There is nothing so sacred on this earth among Christians as our bond with one another.
When we enter into “dating” with each other or “hooking up” – a relationship geared more to satisfying our needs to be “partnered, desired and pleased” — we risk damaging the most valuable earthly bond we have: Agape Love in Christ Jesus with one another.
Courtship and then Engagement is (to me) not unlike a “betrothal period” in the ancient Jewish model… it is a coupling with permanent intent that considers the familial bond in the Heavenly Kingdom more important than personal feelings, setting the priority upon making sure the Sanctity of our Union with God is preserved so that on the day He unites us in marriage – our intention to glorify Him is achieved!
The Lovely Heather had a horrible time just trying to get me to kiss her when I courted her – And YES I courted her and made it known I was doing so. The reason I felt so apprehensive about just kissing her was that I never wanted for us to “do” something that would break our Brother/Sister bond in Christ and make us unable to worship side-by-side if we were not to marry.

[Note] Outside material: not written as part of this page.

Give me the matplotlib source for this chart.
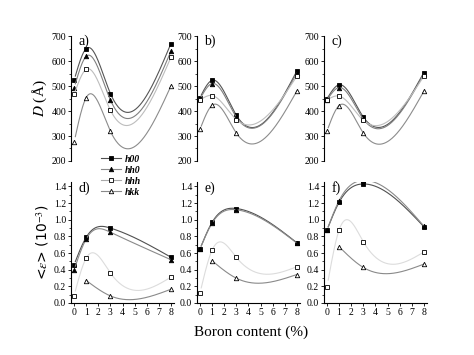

Not enough attention is made to the Sanctity of our Fellowship I think… But that’s just me. Thanks for the thoughts. I love your blog.
p.s. – I just read that part about The Lovely Heather again… I hope it didn’t make her sound like a hussy.
Great thoughts and worth discussing! Ty, how can we “modernize” courtship? I think it’s important for guys to become men communicate their intentions and actually follow through but I get it when younger people think some of the courtship process feels a bit “antiquated”. For instance, I wouldn’t hold it against a guy if he asked for permission from a father to date their daughter but to establish that as a rule doesn’t really satisfy me. Second, even the courtship model runs the risk of idolatry. For instance, a person values the “method” more than they do character. In other words, you can watch any of the Jane Austen novels turned into movies. I’ll bet that very few want a picture of courtship like that. While there’s something about guys treating women with much respect than hooking up with them, I don’t think anyone really wants to go back there…
By the way, the link to the article is:
And BY THE WAY: The very best example of great courtship: The Quiet Man with John Wayne and Maureen O’Hara…
“No Patty-fingers, if you please!” Classic.